Data excerpt:
————
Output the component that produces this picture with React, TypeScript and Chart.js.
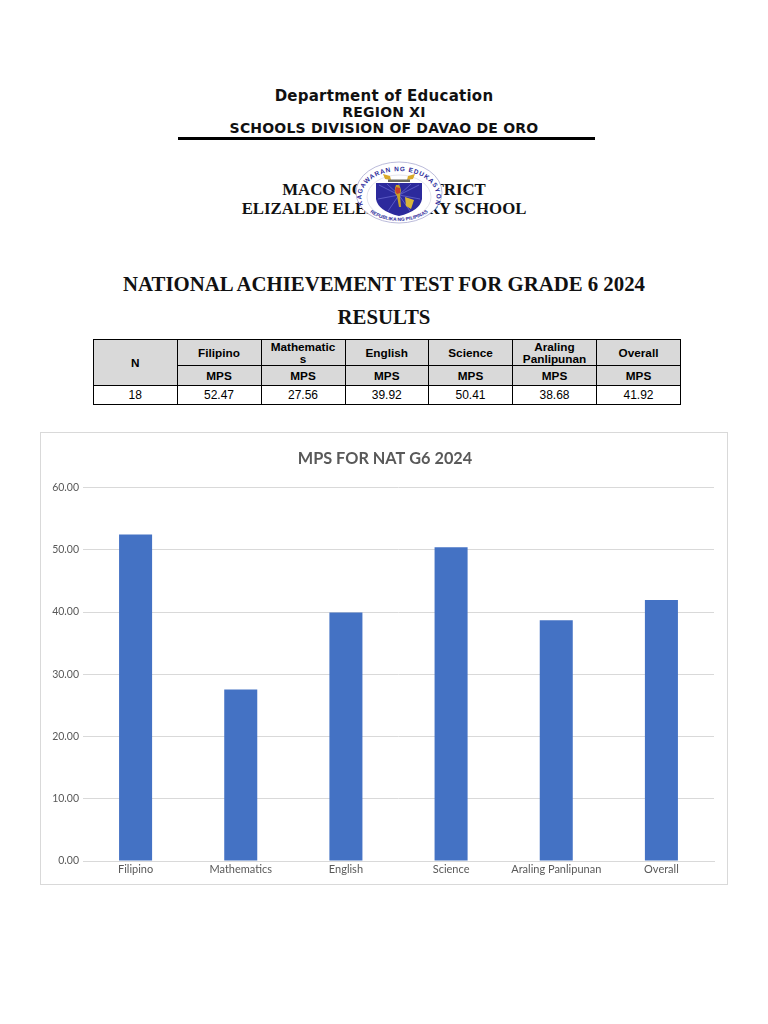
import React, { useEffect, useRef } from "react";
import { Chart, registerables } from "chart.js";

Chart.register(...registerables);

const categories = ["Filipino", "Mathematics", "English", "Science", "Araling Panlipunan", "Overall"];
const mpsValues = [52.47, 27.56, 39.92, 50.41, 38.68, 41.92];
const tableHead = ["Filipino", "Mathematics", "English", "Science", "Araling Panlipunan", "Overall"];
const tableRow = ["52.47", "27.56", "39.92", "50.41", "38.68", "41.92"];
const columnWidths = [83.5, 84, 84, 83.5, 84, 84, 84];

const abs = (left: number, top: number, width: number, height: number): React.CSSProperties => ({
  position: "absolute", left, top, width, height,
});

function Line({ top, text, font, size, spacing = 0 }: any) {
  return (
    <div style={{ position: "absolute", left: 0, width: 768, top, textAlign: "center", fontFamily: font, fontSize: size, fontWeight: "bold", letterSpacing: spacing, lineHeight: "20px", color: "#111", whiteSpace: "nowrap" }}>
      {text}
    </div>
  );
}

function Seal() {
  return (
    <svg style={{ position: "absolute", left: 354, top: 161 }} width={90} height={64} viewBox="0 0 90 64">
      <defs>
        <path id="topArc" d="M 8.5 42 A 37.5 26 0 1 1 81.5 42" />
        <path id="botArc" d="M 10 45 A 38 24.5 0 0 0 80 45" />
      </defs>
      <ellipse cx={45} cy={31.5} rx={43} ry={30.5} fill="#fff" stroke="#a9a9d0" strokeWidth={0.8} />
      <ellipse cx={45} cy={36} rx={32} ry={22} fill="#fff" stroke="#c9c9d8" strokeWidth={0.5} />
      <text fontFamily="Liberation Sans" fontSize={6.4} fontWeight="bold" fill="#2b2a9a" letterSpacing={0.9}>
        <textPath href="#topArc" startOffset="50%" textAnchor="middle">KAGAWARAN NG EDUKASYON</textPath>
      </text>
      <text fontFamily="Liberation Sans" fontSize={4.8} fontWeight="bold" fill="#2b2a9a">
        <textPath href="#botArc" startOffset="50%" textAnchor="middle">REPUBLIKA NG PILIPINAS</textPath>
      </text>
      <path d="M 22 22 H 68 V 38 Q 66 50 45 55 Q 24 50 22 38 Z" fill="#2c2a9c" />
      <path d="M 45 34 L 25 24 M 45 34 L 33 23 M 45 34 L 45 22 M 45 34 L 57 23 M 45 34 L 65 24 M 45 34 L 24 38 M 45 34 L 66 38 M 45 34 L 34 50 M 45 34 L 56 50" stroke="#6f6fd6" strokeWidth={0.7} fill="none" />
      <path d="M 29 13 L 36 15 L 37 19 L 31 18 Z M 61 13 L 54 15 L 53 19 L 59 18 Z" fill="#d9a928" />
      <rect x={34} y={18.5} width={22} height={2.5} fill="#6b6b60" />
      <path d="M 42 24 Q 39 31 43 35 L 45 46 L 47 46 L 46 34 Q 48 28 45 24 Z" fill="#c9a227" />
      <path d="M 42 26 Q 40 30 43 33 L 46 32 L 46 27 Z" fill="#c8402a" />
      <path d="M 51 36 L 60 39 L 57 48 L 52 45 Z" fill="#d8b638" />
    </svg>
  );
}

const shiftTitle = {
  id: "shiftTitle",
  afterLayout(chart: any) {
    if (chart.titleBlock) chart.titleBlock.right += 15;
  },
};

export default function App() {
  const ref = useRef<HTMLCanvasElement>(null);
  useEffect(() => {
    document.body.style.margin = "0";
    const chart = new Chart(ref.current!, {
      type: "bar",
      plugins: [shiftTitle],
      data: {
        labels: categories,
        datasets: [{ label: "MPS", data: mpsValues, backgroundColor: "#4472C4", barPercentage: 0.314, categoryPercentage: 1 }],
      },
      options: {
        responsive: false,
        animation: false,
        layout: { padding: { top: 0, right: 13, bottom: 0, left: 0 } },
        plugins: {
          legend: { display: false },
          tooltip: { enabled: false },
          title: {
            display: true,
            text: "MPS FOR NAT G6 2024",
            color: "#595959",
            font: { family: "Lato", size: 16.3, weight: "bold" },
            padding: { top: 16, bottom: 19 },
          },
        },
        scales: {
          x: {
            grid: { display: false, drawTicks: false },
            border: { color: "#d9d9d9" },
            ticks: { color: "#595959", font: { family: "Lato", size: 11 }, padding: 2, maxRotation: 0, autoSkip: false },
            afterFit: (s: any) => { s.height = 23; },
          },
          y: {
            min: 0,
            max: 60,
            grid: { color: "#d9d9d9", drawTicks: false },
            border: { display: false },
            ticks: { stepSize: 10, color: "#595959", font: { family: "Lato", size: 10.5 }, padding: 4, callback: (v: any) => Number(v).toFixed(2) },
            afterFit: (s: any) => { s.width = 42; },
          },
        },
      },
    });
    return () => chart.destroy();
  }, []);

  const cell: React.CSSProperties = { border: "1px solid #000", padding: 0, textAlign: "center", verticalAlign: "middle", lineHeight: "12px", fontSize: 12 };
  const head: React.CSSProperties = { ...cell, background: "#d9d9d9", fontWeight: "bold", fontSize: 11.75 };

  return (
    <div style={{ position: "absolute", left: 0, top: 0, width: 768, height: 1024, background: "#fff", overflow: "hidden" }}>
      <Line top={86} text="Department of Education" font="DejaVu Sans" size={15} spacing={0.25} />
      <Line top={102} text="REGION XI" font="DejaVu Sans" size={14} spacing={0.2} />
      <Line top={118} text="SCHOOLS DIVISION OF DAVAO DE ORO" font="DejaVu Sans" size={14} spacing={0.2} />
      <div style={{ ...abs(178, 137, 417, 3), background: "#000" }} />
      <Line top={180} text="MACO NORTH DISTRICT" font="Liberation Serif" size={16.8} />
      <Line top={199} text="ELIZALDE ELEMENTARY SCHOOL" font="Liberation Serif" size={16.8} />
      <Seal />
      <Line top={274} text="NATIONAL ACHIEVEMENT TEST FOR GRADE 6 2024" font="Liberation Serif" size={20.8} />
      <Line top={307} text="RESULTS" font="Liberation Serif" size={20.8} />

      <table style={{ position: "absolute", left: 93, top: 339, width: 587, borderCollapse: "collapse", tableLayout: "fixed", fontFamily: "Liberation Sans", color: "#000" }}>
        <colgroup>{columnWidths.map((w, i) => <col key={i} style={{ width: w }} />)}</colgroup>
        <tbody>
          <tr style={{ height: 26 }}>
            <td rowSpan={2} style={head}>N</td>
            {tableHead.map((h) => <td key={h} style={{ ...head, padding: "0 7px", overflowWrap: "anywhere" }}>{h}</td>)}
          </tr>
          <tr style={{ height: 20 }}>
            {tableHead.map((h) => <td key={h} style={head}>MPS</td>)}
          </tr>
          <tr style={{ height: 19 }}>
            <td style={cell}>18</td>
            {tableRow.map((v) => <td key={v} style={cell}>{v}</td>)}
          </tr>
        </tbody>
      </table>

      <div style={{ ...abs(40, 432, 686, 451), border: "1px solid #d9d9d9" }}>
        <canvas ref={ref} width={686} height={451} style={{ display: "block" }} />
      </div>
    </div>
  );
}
————
What the task requires: Keep every word of the data as it is when you write it out, but drop the pictures.

The completed task:
Output the component that produces this picture with React, TypeScript and Chart.js.
import React, { useEffect, useRef } from "react";
import { Chart, registerables } from "chart.js";

Chart.register(...registerables);

const categories = ["Filipino", "Mathematics", "English", "Science", "Araling Panlipunan", "Overall"];
const mpsValues = [52.47, 27.56, 39.92, 50.41, 38.68, 41.92];
const tableHead = ["Filipino", "Mathematics", "English", "Science", "Araling Panlipunan", "Overall"];
const tableRow = ["52.47", "27.56", "39.92", "50.41", "38.68", "41.92"];
const columnWidths = [83.5, 84, 84, 83.5, 84, 84, 84];

const abs = (left: number, top: number, width: number, height: number): React.CSSProperties => ({
  position: "absolute", left, top, width, height,
});

function Line({ top, text, font, size, spacing = 0 }: any) {
  return (
    <div style={{ position: "absolute", left: 0, width: 768, top, textAlign: "center", fontFamily: font, fontSize: size, fontWeight: "bold", letterSpacing: spacing, lineHeight: "20px", color: "#111", whiteSpace: "nowrap" }}>
      {text}
    </div>
  );
}

function Seal() {
  return (
    <svg style={{ position: "absolute", left: 354, top: 161 }} width={90} height={64} viewBox="0 0 90 64">
      <defs>
        <path id="topArc" d="M 8.5 42 A 37.5 26 0 1 1 81.5 42" />
        <path id="botArc" d="M 10 45 A 38 24.5 0 0 0 80 45" />
      </defs>
      <ellipse cx={45} cy={31.5} rx={43} ry={30.5} fill="#fff" stroke="#a9a9d0" strokeWidth={0.8} />
      <ellipse cx={45} cy={36} rx={32} ry={22} fill="#fff" stroke="#c9c9d8" strokeWidth={0.5} />
      <text fontFamily="Liberation Sans" fontSize={6.4} fontWeight="bold" fill="#2b2a9a" letterSpacing={0.9}>
        <textPath href="#topArc" startOffset="50%" textAnchor="middle">KAGAWARAN NG EDUKASYON</textPath>
      </text>
      <text fontFamily="Liberation Sans" fontSize={4.8} fontWeight="bold" fill="#2b2a9a">
        <textPath href="#botArc" startOffset="50%" textAnchor="middle">REPUBLIKA NG PILIPINAS</textPath>
      </text>
      <path d="M 22 22 H 68 V 38 Q 66 50 45 55 Q 24 50 22 38 Z" fill="#2c2a9c" />
      <path d="M 45 34 L 25 24 M 45 34 L 33 23 M 45 34 L 45 22 M 45 34 L 57 23 M 45 34 L 65 24 M 45 34 L 24 38 M 45 34 L 66 38 M 45 34 L 34 50 M 45 34 L 56 50" stroke="#6f6fd6" strokeWidth={0.7} fill="none" />
      <path d="M 29 13 L 36 15 L 37 19 L 31 18 Z M 61 13 L 54 15 L 53 19 L 59 18 Z" fill="#d9a928" />
      <rect x={34} y={18.5} width={22} height={2.5} fill="#6b6b60" />
      <path d="M 42 24 Q 39 31 43 35 L 45 46 L 47 46 L 46 34 Q 48 28 45 24 Z" fill="#c9a227" />
      <path d="M 42 26 Q 40 30 43 33 L 46 32 L 46 27 Z" fill="#c8402a" />
      <path d="M 51 36 L 60 39 L 57 48 L 52 45 Z" fill="#d8b638" />
    </svg>
  );
}

const shiftTitle = {
  id: "shiftTitle",
  afterLayout(chart: any) {
    if (chart.titleBlock) chart.titleBlock.right += 15;
  },
};

export default function App() {
  const ref = useRef<HTMLCanvasElement>(null);
  useEffect(() => {
    document.body.style.margin = "0";
    const chart = new Chart(ref.current!, {
      type: "bar",
      plugins: [shiftTitle],
      data: {
        labels: categories,
        datasets: [{ label: "MPS", data: mpsValues, backgroundColor: "#4472C4", barPercentage: 0.314, categoryPercentage: 1 }],
      },
      options: {
        responsive: false,
        animation: false,
        layout: { padding: { top: 0, right: 13, bottom: 0, left: 0 } },
        plugins: {
          legend: { display: false },
          tooltip: { enabled: false },
          title: {
            display: true,
            text: "MPS FOR NAT G6 2024",
            color: "#595959",
            font: { family: "Lato", size: 16.3, weight: "bold" },
            padding: { top: 16, bottom: 19 },
          },
        },
        scales: {
          x: {
            grid: { display: false, drawTicks: false },
            border: { color: "#d9d9d9" },
            ticks: { color: "#595959", font: { family: "Lato", size: 11 }, padding: 2, maxRotation: 0, autoSkip: false },
            afterFit: (s: any) => { s.height = 23; },
          },
          y: {
            min: 0,
            max: 60,
            grid: { color: "#d9d9d9", drawTicks: false },
            border: { display: false },
            ticks: { stepSize: 10, color: "#595959", font: { family: "Lato", size: 10.5 }, padding: 4, callback: (v: any) => Number(v).toFixed(2) },
            afterFit: (s: any) => { s.width = 42; },
          },
        },
      },
    });
    return () => chart.destroy();
  }, []);

  const cell: React.CSSProperties = { border: "1px solid #000", padding: 0, textAlign: "center", verticalAlign: "middle", lineHeight: "12px", fontSize: 12 };
  const head: React.CSSProperties = { ...cell, background: "#d9d9d9", fontWeight: "bold", fontSize: 11.75 };

  return (
    <div style={{ position: "absolute", left: 0, top: 0, width: 768, height: 1024, background: "#fff", overflow: "hidden" }}>
      <Line top={86} text="Department of Education" font="DejaVu Sans" size={15} spacing={0.25} />
      <Line top={102} text="REGION XI" font="DejaVu Sans" size={14} spacing={0.2} />
      <Line top={118} text="SCHOOLS DIVISION OF DAVAO DE ORO" font="DejaVu Sans" size={14} spacing={0.2} />
      <div style={{ ...abs(178, 137, 417, 3), background: "#000" }} />
      <Line top={180} text="MACO NORTH DISTRICT" font="Liberation Serif" size={16.8} />
      <Line top={199} text="ELIZALDE ELEMENTARY SCHOOL" font="Liberation Serif" size={16.8} />
      <Seal />
      <Line top={274} text="NATIONAL ACHIEVEMENT TEST FOR GRADE 6 2024" font="Liberation Serif" size={20.8} />
      <Line top={307} text="RESULTS" font="Liberation Serif" size={20.8} />

      <table style={{ position: "absolute", left: 93, top: 339, width: 587, borderCollapse: "collapse", tableLayout: "fixed", fontFamily: "Liberation Sans", color: "#000" }}>
        <colgroup>{columnWidths.map((w, i) => <col key={i} style={{ width: w }} />)}</colgroup>
        <tbody>
          <tr style={{ height: 26 }}>
            <td rowSpan={2} style={head}>N</td>
            {tableHead.map((h) => <td key={h} style={{ ...head, padding: "0 7px", overflowWrap: "anywhere" }}>{h}</td>)}
          </tr>
          <tr style={{ height: 20 }}>
            {tableHead.map((h) => <td key={h} style={head}>MPS</td>)}
          </tr>
          <tr style={{ height: 19 }}>
            <td style={cell}>18</td>
            {tableRow.map((v) => <td key={v} style={cell}>{v}</td>)}
          </tr>
        </tbody>
      </table>

      <div style={{ ...abs(40, 432, 686, 451), border: "1px solid #d9d9d9" }}>
        <canvas ref={ref} width={686} height={451} style={{ display: "block" }} />
      </div>
    </div>
  );
}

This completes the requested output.